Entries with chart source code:
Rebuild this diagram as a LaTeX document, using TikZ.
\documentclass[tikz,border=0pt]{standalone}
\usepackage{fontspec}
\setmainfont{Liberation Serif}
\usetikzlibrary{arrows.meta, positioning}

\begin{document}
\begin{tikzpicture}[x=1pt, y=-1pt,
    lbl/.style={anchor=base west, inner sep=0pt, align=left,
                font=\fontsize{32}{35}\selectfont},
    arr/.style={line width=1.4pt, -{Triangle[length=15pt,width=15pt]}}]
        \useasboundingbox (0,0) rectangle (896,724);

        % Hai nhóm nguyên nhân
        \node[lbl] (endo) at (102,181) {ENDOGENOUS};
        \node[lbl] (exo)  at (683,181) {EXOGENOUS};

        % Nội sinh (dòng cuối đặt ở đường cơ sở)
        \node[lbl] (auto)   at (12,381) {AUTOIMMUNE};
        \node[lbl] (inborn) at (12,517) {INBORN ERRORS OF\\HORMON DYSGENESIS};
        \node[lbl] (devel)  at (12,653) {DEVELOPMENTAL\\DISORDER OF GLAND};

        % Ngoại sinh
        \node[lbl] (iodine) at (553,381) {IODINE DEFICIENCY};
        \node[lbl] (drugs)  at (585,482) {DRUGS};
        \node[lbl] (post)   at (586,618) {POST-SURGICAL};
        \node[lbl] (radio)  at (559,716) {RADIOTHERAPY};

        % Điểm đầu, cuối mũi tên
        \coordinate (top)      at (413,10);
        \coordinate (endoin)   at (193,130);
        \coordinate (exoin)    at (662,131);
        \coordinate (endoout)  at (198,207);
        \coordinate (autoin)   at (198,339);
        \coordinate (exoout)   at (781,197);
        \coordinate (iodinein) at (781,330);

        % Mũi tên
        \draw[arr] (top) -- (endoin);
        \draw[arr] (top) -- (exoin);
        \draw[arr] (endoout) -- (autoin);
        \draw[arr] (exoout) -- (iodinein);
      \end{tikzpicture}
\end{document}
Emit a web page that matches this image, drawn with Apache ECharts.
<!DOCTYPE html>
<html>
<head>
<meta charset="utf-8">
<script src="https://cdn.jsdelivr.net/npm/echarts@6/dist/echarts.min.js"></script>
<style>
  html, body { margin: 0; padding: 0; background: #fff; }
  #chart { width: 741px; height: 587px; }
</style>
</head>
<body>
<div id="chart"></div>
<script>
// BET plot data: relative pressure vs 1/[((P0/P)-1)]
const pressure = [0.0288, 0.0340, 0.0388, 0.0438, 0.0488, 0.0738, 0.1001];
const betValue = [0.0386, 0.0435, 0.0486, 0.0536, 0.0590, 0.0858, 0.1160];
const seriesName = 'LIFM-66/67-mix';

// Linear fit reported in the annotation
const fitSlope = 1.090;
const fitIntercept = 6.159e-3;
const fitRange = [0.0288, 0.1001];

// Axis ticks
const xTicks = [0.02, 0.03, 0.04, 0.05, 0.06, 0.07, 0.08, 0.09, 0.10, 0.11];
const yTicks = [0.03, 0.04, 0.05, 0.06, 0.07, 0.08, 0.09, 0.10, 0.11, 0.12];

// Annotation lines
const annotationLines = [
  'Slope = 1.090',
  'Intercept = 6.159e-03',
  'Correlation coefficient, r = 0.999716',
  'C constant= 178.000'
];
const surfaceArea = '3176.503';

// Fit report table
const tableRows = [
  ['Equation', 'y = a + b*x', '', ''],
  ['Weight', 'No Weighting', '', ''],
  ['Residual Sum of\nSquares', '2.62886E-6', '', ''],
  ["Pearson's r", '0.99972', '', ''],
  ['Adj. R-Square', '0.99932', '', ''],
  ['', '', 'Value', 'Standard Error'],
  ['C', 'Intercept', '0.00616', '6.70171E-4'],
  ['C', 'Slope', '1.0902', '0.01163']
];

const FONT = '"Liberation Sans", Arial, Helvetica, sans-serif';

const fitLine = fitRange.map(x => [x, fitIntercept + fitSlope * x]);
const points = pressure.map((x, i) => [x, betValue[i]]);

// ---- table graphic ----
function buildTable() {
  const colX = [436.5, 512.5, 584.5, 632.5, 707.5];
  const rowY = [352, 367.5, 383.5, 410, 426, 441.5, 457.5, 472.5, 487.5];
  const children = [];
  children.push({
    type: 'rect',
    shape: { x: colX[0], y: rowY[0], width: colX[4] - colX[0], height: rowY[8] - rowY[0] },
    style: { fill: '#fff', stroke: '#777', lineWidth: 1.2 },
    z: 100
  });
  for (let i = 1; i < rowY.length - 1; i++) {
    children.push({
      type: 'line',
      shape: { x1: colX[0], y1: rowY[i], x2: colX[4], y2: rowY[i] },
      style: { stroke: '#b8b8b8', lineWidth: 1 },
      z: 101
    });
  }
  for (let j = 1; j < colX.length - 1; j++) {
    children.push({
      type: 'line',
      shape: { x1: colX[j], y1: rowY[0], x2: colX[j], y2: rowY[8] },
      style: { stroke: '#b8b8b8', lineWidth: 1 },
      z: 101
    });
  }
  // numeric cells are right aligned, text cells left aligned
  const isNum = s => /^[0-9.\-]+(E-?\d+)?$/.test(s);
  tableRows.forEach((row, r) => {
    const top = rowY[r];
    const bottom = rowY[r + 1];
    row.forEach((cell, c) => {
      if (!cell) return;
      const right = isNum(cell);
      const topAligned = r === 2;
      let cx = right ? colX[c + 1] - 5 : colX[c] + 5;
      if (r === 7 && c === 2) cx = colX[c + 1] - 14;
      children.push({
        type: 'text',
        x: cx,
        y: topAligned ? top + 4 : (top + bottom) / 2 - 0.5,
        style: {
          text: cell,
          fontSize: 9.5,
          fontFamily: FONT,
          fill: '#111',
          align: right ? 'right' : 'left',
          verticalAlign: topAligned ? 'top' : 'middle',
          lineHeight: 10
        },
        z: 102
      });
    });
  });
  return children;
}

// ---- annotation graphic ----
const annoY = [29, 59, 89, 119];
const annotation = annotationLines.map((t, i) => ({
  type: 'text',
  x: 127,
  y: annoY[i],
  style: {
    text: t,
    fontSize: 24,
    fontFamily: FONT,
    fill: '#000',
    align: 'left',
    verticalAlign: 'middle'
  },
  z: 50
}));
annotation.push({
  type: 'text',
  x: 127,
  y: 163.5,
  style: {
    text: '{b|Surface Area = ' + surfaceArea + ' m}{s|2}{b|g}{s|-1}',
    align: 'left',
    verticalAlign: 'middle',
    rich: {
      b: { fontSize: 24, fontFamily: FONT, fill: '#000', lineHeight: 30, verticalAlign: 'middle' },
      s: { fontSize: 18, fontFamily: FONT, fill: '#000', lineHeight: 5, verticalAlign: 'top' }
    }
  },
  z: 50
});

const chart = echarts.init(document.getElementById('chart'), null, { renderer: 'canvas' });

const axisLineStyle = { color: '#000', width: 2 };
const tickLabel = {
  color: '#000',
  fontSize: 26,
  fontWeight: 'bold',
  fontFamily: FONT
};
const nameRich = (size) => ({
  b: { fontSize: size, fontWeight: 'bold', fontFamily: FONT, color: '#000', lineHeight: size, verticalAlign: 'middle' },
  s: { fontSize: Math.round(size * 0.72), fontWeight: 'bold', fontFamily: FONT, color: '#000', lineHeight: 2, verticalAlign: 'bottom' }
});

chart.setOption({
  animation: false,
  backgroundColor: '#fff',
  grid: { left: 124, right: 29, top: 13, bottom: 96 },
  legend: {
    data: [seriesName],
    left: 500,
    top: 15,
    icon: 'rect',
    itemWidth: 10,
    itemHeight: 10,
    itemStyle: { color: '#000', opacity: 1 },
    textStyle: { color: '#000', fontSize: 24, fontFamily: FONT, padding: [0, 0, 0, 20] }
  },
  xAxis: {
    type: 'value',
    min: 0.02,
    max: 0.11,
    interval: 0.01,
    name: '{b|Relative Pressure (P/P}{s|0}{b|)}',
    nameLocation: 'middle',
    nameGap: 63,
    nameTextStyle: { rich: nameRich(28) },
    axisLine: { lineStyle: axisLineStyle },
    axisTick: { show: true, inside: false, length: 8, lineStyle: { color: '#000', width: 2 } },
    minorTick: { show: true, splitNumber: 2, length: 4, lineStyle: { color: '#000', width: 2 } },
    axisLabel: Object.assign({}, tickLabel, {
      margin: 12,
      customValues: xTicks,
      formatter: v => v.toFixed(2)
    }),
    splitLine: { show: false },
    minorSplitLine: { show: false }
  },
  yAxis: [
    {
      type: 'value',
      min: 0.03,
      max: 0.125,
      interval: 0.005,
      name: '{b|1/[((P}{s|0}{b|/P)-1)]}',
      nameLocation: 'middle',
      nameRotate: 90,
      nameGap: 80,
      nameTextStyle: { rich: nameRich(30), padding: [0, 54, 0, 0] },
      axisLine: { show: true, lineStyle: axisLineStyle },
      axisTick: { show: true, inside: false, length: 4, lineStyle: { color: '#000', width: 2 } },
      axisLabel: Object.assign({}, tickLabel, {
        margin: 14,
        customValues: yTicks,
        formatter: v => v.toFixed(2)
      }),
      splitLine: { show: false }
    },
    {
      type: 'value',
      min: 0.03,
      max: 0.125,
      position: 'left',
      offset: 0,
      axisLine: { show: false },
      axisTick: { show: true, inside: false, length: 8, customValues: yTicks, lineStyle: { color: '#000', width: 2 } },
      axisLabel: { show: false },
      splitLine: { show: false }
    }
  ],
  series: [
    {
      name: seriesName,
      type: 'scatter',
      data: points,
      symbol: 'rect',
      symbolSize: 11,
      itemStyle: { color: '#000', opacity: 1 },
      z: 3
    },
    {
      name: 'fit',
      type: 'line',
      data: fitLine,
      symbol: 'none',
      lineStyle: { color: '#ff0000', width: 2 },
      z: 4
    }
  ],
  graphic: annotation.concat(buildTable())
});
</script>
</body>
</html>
---
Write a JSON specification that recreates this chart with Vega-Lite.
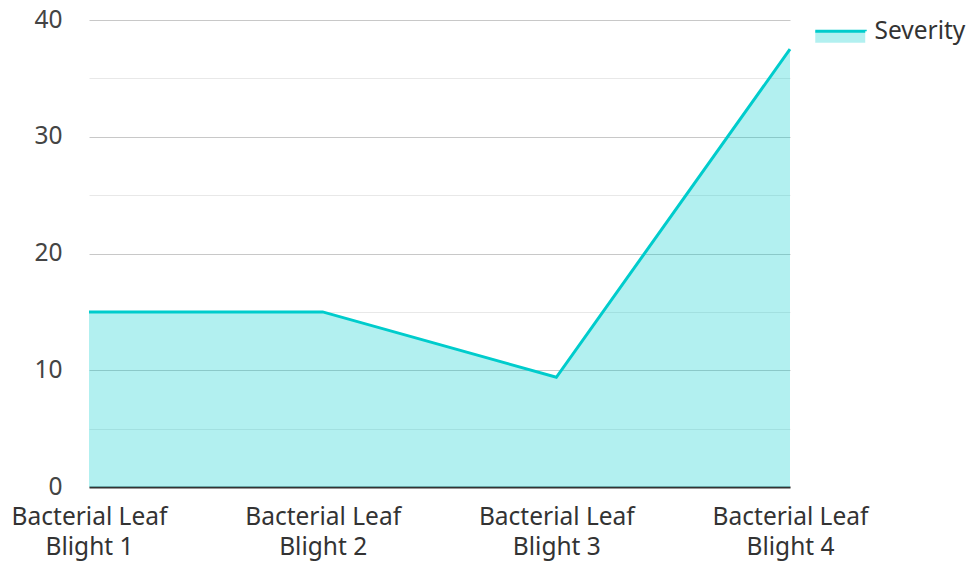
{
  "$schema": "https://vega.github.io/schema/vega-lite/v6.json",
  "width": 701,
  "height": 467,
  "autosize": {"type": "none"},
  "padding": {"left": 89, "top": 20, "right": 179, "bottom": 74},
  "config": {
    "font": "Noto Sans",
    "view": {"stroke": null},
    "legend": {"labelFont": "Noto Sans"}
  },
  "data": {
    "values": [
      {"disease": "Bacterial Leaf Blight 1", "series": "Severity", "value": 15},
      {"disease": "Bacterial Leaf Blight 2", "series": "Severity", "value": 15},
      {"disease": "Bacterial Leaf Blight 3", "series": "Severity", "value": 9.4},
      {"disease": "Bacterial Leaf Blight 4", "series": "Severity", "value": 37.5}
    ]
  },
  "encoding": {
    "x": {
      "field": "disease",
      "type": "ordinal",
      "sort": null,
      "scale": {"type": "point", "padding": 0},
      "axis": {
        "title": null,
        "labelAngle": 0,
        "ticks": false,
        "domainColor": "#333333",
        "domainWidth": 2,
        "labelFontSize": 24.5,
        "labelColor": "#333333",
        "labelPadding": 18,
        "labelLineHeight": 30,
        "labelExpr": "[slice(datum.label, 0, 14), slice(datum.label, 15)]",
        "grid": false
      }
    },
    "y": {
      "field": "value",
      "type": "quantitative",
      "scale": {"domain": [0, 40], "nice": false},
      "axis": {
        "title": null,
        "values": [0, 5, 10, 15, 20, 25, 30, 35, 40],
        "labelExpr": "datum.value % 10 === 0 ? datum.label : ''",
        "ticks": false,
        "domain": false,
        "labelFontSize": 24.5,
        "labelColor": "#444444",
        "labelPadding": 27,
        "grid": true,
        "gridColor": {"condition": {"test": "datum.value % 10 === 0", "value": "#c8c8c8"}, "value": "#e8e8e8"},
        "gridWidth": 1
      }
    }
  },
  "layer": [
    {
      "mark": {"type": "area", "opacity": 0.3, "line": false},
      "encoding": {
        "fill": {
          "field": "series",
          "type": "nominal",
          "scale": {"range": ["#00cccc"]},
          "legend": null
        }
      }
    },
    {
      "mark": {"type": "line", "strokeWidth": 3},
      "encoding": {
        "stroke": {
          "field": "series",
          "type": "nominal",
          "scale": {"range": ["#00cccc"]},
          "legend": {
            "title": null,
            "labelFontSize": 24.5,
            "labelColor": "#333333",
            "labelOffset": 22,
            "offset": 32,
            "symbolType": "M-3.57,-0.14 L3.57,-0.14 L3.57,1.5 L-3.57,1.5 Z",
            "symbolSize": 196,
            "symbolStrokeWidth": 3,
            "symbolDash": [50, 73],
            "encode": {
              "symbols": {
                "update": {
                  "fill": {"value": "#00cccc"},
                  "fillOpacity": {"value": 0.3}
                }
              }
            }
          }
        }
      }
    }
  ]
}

- [TASK TO CARRY OUT] Take the line containing "Emit a web page" and the line containing "const fitRange = [0.0288, 0.1001];". Write out both and all lines between, exactly, and nothing more.

- [FULL ANSWER]
Emit a web page that matches this image, drawn with Apache ECharts.
<!DOCTYPE html>
<html>
<head>
<meta charset="utf-8">
<script src="https://cdn.jsdelivr.net/npm/echarts@6/dist/echarts.min.js"></script>
<style>
  html, body { margin: 0; padding: 0; background: #fff; }
  #chart { width: 741px; height: 587px; }
</style>
</head>
<body>
<div id="chart"></div>
<script>
// BET plot data: relative pressure vs 1/[((P0/P)-1)]
const pressure = [0.0288, 0.0340, 0.0388, 0.0438, 0.0488, 0.0738, 0.1001];
const betValue = [0.0386, 0.0435, 0.0486, 0.0536, 0.0590, 0.0858, 0.1160];
const seriesName = 'LIFM-66/67-mix';

// Linear fit reported in the annotation
const fitSlope = 1.090;
const fitIntercept = 6.159e-3;
const fitRange = [0.0288, 0.1001];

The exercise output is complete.